**Input for this task:**
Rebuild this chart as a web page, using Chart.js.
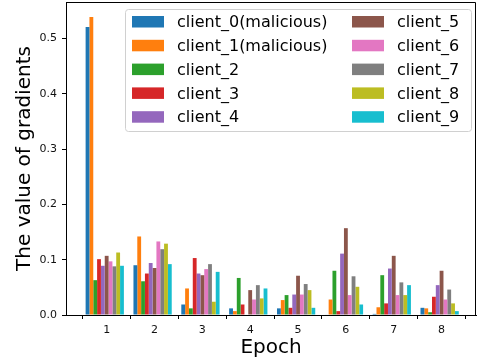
<!DOCTYPE html>
<html>
<head>
<meta charset="utf-8">
<script src="https://cdn.jsdelivr.net/npm/chart.js@4"></script>
<style>
    body { margin: 0; background: #fff; }
    canvas { display: block; }
</style>
</head>
<body>
<canvas id="gradChart" width="477" height="364"></canvas>
<script>
// ===== DATA =====
const epochs = [1, 2, 3, 4, 5, 6, 7, 8];
const clientNames = ['client_0(malicious)', 'client_1(malicious)', 'client_2', 'client_3', 'client_4',
    'client_5', 'client_6', 'client_7', 'client_8', 'client_9'];
const client0 = [0.521, 0.090, 0.019, 0.012, 0.012, 0.001, 0.002, 0.013];
const client1 = [0.539, 0.142, 0.048, 0.007, 0.027, 0.028, 0.014, 0.012];
const client2 = [0.063, 0.061, 0.012, 0.067, 0.036, 0.080, 0.072, 0.005];
const client3 = [0.101, 0.075, 0.103, 0.019, 0.013, 0.007, 0.021, 0.033];
const client4 = [0.089, 0.094, 0.075, 0.001, 0.037, 0.111, 0.084, 0.054];
const client5 = [0.107, 0.085, 0.072, 0.045, 0.071, 0.157, 0.107, 0.080];
const client6 = [0.097, 0.133, 0.083, 0.028, 0.037, 0.036, 0.036, 0.028];
const client7 = [0.088, 0.119, 0.092, 0.054, 0.056, 0.070, 0.059, 0.046];
const client8 = [0.113, 0.129, 0.024, 0.030, 0.045, 0.051, 0.036, 0.021];
const client9 = [0.089, 0.092, 0.078, 0.048, 0.013, 0.019, 0.054, 0.007];
const yTicks = [0, 0.1, 0.2, 0.3, 0.4, 0.5];

const seriesValues = [client0, client1, client2, client3, client4, client5, client6, client7, client8, client9];
const colors = ['#1f77b4', '#ff7f0e', '#2ca02c', '#d62728', '#9467bd',
    '#8c564b', '#e377c2', '#7f7f7f', '#bcbd22', '#17becf'];

const FONT = 'DejaVu Sans';

// top and right spines
const framePlugin = {
    id: 'frame',
    afterDatasetsDraw(chart) {
        const { ctx, chartArea: a } = chart;
        ctx.save();
        ctx.strokeStyle = '#000';
        ctx.lineWidth = 1;
        ctx.beginPath();
        ctx.moveTo(a.left, a.top + 0.5);
        ctx.lineTo(a.right - 0.5, a.top + 0.5);
        ctx.lineTo(a.right - 0.5, a.bottom);
        ctx.stroke();
        ctx.restore();
    }
};

// two-column legend, filled column by column
const legendPlugin = {
    id: 'colLegend',
    afterDraw(chart) {
        const ctx = chart.ctx;
        const box = { x: 125, y: 9, w: 346, h: 122 };
        ctx.save();
        ctx.fillStyle = 'rgba(255,255,255,0.8)';
        ctx.strokeStyle = '#d0d0d0';
        ctx.lineWidth = 1;
        ctx.beginPath();
        ctx.roundRect(box.x + 0.5, box.y + 0.5, box.w, box.h, 3);
        ctx.fill();
        ctx.stroke();

        ctx.font = '16px "' + FONT + '"';
        ctx.textBaseline = 'middle';
        chart.data.datasets.forEach((ds, i) => {
            const col = Math.floor(i / 5);
            const row = i % 5;
            const hx = 132 + col * 220;
            const cy = 22 + row * 23.8;
            ctx.fillStyle = ds.backgroundColor;
            ctx.fillRect(hx, cy - 6, 32, 11.5);
            ctx.fillStyle = '#000';
            ctx.fillText(ds.label, hx + 45, cy + 1);
        });
        ctx.restore();
    }
};

function noPad(scale) {
    scale.paddingTop = 0;
    scale.paddingBottom = 0;
    scale.paddingLeft = 0;
    scale.paddingRight = 0;
}

function buildDatasets() {
    // bars sit half a bar left of the tick, as in the source figure
    return seriesValues.map((vals, k) => ({
        label: clientNames[k],
        data: epochs.map((e, i) => ({ x: e - 0.04, y: vals[i] })),
        backgroundColor: colors[k],
        borderWidth: 0,
        categoryPercentage: 0.8,
        barPercentage: 1.0
    }));
}

function drawChart() {
    const ctx = document.getElementById('gradChart');
    new Chart(ctx, {
        type: 'bar',
        data: { datasets: buildDatasets() },
        options: {
            responsive: false,
            animation: false,
            layout: { padding: { top: 2, right: 1, left: 0, bottom: 0 } },
            plugins: {
                legend: { display: false },
                tooltip: { enabled: false }
            },
            scales: {
                x: {
                    type: 'linear',
                    offset: false,
                    min: 0.15,
                    max: 8.72,
                    afterBuildTicks: scale => { scale.ticks = epochs.map(v => ({ value: v })); },
                    afterFit: scale => { scale.height = 49; noPad(scale); },
                    ticks: {
                        color: '#111',
                        padding: 5,
                        maxRotation: 0,
                        font: { family: FONT, size: 11 },
                        callback: v => String(v)
                    },
                    grid: { drawOnChartArea: false, drawTicks: true, tickLength: 4, color: '#000' },
                    border: { display: true, color: '#000', width: 1 },
                    title: {
                        display: true,
                        text: 'Epoch',
                        color: '#000',
                        font: { family: FONT, size: 20 },
                        padding: { top: 0, bottom: 4 }
                    }
                },
                y: {
                    min: 0,
                    max: 0.566,
                    afterBuildTicks: scale => { scale.ticks = yTicks.map(v => ({ value: v })); },
                    afterFit: scale => { scale.width = 66; noPad(scale); },
                    ticks: {
                        color: '#111',
                        padding: 5,
                        font: { family: FONT, size: 11 },
                        callback: v => v.toFixed(1)
                    },
                    grid: { drawOnChartArea: false, drawTicks: true, tickLength: 4, color: '#000' },
                    border: { display: true, color: '#000', width: 1 },
                    title: {
                        display: true,
                        text: 'The value of gradients',
                        color: '#000',
                        font: { family: FONT, size: 20 },
                        padding: { top: 13, bottom: 0 }
                    }
                }
            }
        },
        plugins: [framePlugin, legendPlugin]
    });
}

document.addEventListener('DOMContentLoaded', drawChart);
</script>
</body>
</html>
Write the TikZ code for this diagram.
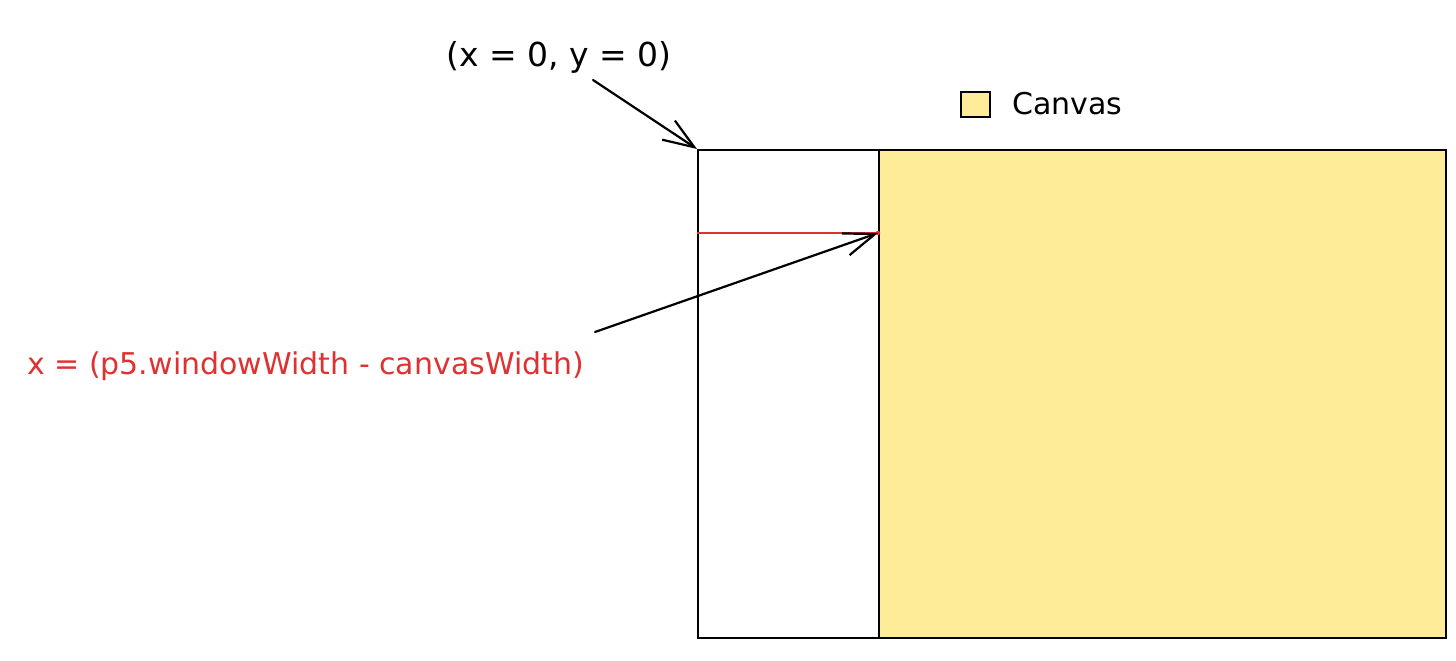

**Stated problem:**
Reproduce the material word for word. Any pictures should be left out of the copy.

**Correct output:**
Rebuild this chart as a web page, using Chart.js.
<!DOCTYPE html>
<html>
<head>
<meta charset="utf-8">
<script src="https://cdn.jsdelivr.net/npm/chart.js@4"></script>
<style>
    body { margin: 0; background: #fff; }
    canvas { display: block; }
</style>
</head>
<body>
<canvas id="gradChart" width="477" height="364"></canvas>
<script>
// ===== DATA =====
const epochs = [1, 2, 3, 4, 5, 6, 7, 8];
const clientNames = ['client_0(malicious)', 'client_1(malicious)', 'client_2', 'client_3', 'client_4',
    'client_5', 'client_6', 'client_7', 'client_8', 'client_9'];
const client0 = [0.521, 0.090, 0.019, 0.012, 0.012, 0.001, 0.002, 0.013];
const client1 = [0.539, 0.142, 0.048, 0.007, 0.027, 0.028, 0.014, 0.012];
const client2 = [0.063, 0.061, 0.012, 0.067, 0.036, 0.080, 0.072, 0.005];
const client3 = [0.101, 0.075, 0.103, 0.019, 0.013, 0.007, 0.021, 0.033];
const client4 = [0.089, 0.094, 0.075, 0.001, 0.037, 0.111, 0.084, 0.054];
const client5 = [0.107, 0.085, 0.072, 0.045, 0.071, 0.157, 0.107, 0.080];
const client6 = [0.097, 0.133, 0.083, 0.028, 0.037, 0.036, 0.036, 0.028];
const client7 = [0.088, 0.119, 0.092, 0.054, 0.056, 0.070, 0.059, 0.046];
const client8 = [0.113, 0.129, 0.024, 0.030, 0.045, 0.051, 0.036, 0.021];
const client9 = [0.089, 0.092, 0.078, 0.048, 0.013, 0.019, 0.054, 0.007];
const yTicks = [0, 0.1, 0.2, 0.3, 0.4, 0.5];

const seriesValues = [client0, client1, client2, client3, client4, client5, client6, client7, client8, client9];
const colors = ['#1f77b4', '#ff7f0e', '#2ca02c', '#d62728', '#9467bd',
    '#8c564b', '#e377c2', '#7f7f7f', '#bcbd22', '#17becf'];

const FONT = 'DejaVu Sans';

// top and right spines
const framePlugin = {
    id: 'frame',
    afterDatasetsDraw(chart) {
        const { ctx, chartArea: a } = chart;
        ctx.save();
        ctx.strokeStyle = '#000';
        ctx.lineWidth = 1;
        ctx.beginPath();
        ctx.moveTo(a.left, a.top + 0.5);
        ctx.lineTo(a.right - 0.5, a.top + 0.5);
        ctx.lineTo(a.right - 0.5, a.bottom);
        ctx.stroke();
        ctx.restore();
    }
};

// two-column legend, filled column by column
const legendPlugin = {
    id: 'colLegend',
    afterDraw(chart) {
        const ctx = chart.ctx;
        const box = { x: 125, y: 9, w: 346, h: 122 };
        ctx.save();
        ctx.fillStyle = 'rgba(255,255,255,0.8)';
        ctx.strokeStyle = '#d0d0d0';
        ctx.lineWidth = 1;
        ctx.beginPath();
        ctx.roundRect(box.x + 0.5, box.y + 0.5, box.w, box.h, 3);
        ctx.fill();
        ctx.stroke();

        ctx.font = '16px "' + FONT + '"';
        ctx.textBaseline = 'middle';
        chart.data.datasets.forEach((ds, i) => {
            const col = Math.floor(i / 5);
            const row = i % 5;
            const hx = 132 + col * 220;
            const cy = 22 + row * 23.8;
            ctx.fillStyle = ds.backgroundColor;
            ctx.fillRect(hx, cy - 6, 32, 11.5);
            ctx.fillStyle = '#000';
            ctx.fillText(ds.label, hx + 45, cy + 1);
        });
        ctx.restore();
    }
};

function noPad(scale) {
    scale.paddingTop = 0;
    scale.paddingBottom = 0;
    scale.paddingLeft = 0;
    scale.paddingRight = 0;
}

function buildDatasets() {
    // bars sit half a bar left of the tick, as in the source figure
    return seriesValues.map((vals, k) => ({
        label: clientNames[k],
        data: epochs.map((e, i) => ({ x: e - 0.04, y: vals[i] })),
        backgroundColor: colors[k],
        borderWidth: 0,
        categoryPercentage: 0.8,
        barPercentage: 1.0
    }));
}

function drawChart() {
    const ctx = document.getElementById('gradChart');
    new Chart(ctx, {
        type: 'bar',
        data: { datasets: buildDatasets() },
        options: {
            responsive: false,
            animation: false,
            layout: { padding: { top: 2, right: 1, left: 0, bottom: 0 } },
            plugins: {
                legend: { display: false },
                tooltip: { enabled: false }
            },
            scales: {
                x: {
                    type: 'linear',
                    offset: false,
                    min: 0.15,
                    max: 8.72,
                    afterBuildTicks: scale => { scale.ticks = epochs.map(v => ({ value: v })); },
                    afterFit: scale => { scale.height = 49; noPad(scale); },
                    ticks: {
                        color: '#111',
                        padding: 5,
                        maxRotation: 0,
                        font: { family: FONT, size: 11 },
                        callback: v => String(v)
                    },
                    grid: { drawOnChartArea: false, drawTicks: true, tickLength: 4, color: '#000' },
                    border: { display: true, color: '#000', width: 1 },
                    title: {
                        display: true,
                        text: 'Epoch',
                        color: '#000',
                        font: { family: FONT, size: 20 },
                        padding: { top: 0, bottom: 4 }
                    }
                },
                y: {
                    min: 0,
                    max: 0.566,
                    afterBuildTicks: scale => { scale.ticks = yTicks.map(v => ({ value: v })); },
                    afterFit: scale => { scale.width = 66; noPad(scale); },
                    ticks: {
                        color: '#111',
                        padding: 5,
                        font: { family: FONT, size: 11 },
                        callback: v => v.toFixed(1)
                    },
                    grid: { drawOnChartArea: false, drawTicks: true, tickLength: 4, color: '#000' },
                    border: { display: true, color: '#000', width: 1 },
                    title: {
                        display: true,
                        text: 'The value of gradients',
                        color: '#000',
                        font: { family: FONT, size: 20 },
                        padding: { top: 13, bottom: 0 }
                    }
                }
            }
        },
        plugins: [framePlugin, legendPlugin]
    });
}

document.addEventListener('DOMContentLoaded', drawChart);
</script>
</body>
</html>
Write the TikZ code for this diagram.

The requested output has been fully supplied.